### CHALLENGE
Answer with a single number: the count of lines that hold "chart".
* * *
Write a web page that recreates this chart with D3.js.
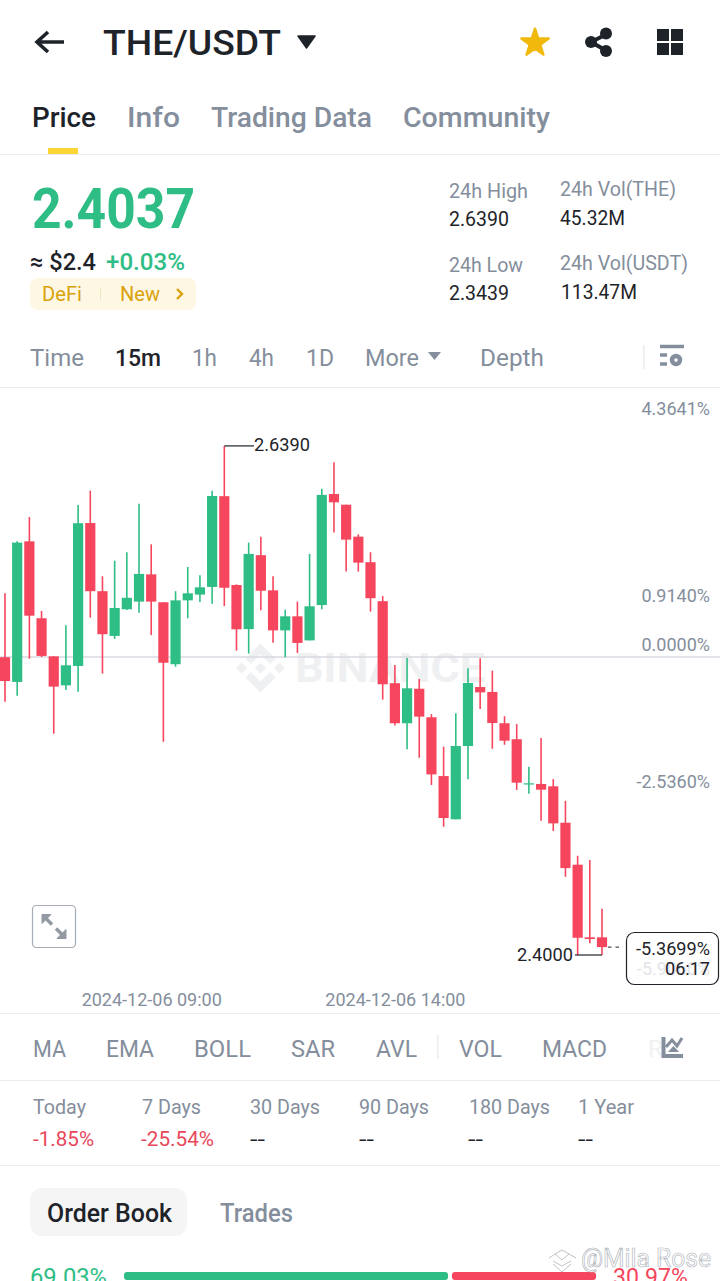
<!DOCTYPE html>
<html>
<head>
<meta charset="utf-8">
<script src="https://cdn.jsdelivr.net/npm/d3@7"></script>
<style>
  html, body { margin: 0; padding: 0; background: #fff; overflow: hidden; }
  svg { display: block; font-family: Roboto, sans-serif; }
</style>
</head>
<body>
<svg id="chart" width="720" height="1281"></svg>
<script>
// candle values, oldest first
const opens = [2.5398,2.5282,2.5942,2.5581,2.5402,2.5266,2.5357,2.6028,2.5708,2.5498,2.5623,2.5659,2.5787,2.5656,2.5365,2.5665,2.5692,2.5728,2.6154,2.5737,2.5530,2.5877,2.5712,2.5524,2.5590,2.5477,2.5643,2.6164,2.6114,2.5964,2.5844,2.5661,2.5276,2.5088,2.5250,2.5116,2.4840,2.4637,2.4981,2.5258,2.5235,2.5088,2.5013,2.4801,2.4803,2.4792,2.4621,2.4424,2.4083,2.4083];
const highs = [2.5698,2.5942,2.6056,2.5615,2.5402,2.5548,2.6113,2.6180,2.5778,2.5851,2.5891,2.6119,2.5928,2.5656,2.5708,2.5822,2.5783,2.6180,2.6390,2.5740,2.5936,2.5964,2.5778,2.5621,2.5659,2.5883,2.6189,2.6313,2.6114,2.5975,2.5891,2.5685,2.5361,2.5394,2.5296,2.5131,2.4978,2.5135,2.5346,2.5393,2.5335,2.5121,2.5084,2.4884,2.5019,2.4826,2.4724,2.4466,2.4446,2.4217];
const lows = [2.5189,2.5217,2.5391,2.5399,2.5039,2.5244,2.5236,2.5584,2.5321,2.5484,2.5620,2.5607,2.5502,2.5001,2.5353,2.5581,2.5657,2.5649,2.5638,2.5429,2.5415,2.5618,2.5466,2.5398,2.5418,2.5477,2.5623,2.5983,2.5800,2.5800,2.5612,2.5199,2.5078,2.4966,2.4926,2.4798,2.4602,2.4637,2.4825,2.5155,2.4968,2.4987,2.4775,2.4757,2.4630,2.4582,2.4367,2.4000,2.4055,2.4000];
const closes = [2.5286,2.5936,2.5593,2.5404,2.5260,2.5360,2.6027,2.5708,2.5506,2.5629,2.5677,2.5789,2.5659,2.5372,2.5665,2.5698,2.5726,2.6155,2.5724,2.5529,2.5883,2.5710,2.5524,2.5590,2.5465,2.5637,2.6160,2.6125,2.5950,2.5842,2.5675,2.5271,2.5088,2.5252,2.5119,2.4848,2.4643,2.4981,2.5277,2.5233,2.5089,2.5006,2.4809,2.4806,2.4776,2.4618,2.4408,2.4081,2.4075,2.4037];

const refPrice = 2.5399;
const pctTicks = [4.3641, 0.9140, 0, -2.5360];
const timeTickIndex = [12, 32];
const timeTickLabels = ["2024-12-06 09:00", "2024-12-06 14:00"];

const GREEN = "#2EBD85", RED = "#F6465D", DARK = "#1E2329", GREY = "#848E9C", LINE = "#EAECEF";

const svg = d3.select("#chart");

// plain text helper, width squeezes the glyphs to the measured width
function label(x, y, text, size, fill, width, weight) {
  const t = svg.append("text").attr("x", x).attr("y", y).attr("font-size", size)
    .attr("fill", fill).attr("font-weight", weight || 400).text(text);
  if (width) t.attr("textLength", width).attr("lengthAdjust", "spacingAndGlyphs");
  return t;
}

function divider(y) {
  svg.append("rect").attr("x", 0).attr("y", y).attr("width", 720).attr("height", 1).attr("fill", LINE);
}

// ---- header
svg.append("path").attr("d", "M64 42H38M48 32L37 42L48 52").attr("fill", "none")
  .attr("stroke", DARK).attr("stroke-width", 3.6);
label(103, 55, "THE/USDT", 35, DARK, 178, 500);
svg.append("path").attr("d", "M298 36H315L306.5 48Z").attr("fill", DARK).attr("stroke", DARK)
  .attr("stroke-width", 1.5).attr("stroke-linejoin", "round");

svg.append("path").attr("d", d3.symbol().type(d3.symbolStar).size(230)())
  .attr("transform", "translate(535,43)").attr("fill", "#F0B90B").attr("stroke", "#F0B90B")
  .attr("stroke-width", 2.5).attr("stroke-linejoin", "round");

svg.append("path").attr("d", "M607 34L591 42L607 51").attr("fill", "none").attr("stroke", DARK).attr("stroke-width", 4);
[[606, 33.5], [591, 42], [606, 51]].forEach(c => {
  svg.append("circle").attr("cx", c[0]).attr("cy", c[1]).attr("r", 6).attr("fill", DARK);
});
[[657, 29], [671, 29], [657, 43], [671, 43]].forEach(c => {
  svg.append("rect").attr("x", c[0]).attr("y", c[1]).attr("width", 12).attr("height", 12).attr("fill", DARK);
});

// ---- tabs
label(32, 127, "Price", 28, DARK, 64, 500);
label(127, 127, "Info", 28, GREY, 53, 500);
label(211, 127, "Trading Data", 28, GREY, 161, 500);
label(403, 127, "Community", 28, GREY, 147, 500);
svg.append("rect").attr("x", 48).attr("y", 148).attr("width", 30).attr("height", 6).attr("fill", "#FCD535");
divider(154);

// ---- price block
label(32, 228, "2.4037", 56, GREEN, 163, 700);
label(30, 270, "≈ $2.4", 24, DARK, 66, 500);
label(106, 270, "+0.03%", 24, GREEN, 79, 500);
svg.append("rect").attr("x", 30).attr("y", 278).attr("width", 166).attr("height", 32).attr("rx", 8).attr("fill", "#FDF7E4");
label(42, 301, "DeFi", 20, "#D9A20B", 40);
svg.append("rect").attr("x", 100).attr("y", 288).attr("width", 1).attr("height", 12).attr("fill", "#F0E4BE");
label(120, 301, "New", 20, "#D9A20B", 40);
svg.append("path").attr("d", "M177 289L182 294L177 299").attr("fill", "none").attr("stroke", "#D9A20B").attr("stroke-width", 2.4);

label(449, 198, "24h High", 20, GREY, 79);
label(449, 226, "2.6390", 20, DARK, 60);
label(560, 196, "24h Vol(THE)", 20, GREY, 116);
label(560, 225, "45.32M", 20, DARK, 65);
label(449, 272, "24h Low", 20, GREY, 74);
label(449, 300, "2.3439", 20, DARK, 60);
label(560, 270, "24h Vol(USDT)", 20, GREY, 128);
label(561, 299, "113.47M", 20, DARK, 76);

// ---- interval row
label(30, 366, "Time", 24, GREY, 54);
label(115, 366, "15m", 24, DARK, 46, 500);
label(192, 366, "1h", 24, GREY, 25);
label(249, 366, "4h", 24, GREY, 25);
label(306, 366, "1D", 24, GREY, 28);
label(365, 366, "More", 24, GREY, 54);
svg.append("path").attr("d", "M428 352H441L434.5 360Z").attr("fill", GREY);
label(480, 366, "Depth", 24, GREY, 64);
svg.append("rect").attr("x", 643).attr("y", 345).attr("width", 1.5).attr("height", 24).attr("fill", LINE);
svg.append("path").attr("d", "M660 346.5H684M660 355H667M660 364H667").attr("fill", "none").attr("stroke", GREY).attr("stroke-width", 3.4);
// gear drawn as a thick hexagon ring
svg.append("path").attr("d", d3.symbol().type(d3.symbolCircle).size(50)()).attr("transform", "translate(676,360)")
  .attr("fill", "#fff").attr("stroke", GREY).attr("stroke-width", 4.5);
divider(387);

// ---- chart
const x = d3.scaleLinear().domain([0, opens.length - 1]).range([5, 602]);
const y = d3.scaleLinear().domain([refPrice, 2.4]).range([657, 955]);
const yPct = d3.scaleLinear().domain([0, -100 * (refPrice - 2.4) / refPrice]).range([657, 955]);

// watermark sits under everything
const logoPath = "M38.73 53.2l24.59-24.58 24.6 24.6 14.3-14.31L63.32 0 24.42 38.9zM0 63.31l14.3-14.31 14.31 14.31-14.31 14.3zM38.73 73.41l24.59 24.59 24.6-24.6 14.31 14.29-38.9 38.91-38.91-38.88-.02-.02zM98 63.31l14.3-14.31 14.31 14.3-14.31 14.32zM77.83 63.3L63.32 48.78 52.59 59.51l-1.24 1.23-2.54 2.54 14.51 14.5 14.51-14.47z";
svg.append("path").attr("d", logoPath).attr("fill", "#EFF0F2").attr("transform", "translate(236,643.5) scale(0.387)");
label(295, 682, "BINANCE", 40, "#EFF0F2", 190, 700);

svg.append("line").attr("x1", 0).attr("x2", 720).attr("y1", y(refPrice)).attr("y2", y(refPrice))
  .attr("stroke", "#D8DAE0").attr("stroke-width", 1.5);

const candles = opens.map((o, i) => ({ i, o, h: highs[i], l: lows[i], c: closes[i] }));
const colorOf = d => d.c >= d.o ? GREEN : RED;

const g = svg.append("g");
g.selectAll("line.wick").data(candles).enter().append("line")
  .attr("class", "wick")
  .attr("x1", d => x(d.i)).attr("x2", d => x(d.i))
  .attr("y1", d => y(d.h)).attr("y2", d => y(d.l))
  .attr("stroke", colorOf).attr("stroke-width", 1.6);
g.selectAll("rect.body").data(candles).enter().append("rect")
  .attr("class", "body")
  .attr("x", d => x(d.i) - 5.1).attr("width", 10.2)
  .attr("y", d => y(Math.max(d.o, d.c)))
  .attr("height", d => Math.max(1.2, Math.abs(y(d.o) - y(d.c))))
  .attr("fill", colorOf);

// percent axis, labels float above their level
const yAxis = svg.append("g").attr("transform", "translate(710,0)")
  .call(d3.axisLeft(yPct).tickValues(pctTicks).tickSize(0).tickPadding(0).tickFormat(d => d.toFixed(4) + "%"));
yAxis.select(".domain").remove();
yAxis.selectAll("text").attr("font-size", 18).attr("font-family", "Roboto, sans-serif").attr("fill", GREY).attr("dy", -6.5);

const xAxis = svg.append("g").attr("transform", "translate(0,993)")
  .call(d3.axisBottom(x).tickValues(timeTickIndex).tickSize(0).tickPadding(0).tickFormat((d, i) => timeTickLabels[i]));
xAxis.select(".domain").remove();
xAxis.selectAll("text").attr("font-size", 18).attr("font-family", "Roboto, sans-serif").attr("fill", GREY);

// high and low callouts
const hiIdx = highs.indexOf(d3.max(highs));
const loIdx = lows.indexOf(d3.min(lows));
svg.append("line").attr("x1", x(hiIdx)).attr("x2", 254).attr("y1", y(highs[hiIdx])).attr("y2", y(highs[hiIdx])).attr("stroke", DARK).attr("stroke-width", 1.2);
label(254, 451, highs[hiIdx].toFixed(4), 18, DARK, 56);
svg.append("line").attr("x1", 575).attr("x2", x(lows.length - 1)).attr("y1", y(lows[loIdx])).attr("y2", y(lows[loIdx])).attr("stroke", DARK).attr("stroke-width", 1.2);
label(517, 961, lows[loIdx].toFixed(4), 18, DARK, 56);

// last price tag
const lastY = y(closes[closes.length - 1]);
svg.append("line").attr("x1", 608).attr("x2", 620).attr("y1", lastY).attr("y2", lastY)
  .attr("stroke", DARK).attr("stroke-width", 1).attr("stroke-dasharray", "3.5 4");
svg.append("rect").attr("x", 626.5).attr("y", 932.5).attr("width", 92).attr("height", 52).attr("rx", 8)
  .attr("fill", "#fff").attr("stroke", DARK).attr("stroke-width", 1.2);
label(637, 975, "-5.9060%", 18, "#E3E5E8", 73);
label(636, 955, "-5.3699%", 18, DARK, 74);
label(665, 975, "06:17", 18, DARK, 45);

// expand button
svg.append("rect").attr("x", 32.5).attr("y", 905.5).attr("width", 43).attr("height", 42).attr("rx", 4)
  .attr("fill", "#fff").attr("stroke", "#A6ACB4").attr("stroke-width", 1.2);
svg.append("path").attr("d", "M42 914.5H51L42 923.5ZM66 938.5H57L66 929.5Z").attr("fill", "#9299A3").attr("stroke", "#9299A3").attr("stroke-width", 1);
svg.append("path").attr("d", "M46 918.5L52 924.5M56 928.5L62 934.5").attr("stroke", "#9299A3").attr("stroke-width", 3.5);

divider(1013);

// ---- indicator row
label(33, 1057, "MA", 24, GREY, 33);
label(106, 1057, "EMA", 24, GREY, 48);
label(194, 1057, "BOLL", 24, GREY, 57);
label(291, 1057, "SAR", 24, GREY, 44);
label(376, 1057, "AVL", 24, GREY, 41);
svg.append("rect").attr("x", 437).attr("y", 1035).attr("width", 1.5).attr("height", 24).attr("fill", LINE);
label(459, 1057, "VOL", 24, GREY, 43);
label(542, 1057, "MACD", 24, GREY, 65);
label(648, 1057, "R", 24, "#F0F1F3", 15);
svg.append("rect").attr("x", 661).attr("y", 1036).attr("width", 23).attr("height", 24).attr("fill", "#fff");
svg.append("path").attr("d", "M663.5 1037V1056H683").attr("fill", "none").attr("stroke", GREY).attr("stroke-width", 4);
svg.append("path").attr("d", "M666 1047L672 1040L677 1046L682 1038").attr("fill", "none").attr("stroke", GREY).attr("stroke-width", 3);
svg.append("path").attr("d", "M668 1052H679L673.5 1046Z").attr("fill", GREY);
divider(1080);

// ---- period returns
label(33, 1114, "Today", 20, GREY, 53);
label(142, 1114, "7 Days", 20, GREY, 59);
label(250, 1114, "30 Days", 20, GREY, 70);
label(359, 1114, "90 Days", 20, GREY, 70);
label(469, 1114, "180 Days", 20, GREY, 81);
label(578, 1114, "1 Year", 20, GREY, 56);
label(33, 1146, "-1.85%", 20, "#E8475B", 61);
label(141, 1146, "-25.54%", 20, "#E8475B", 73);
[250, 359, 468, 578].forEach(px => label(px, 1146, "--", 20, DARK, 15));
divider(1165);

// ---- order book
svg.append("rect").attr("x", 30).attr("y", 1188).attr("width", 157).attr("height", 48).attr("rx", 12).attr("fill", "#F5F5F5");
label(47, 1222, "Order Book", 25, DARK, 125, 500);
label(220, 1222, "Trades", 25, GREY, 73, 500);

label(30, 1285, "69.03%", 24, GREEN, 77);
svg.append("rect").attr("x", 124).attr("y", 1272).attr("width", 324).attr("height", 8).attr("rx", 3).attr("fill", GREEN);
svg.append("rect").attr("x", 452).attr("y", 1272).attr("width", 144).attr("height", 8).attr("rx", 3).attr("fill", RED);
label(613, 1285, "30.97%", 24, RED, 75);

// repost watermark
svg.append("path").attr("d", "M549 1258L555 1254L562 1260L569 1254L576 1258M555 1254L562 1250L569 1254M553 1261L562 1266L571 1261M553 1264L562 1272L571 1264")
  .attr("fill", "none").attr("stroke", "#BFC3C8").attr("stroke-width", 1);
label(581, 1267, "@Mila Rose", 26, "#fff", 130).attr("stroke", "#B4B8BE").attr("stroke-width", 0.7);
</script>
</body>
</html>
* * *
### WRITTEN SOLUTION
4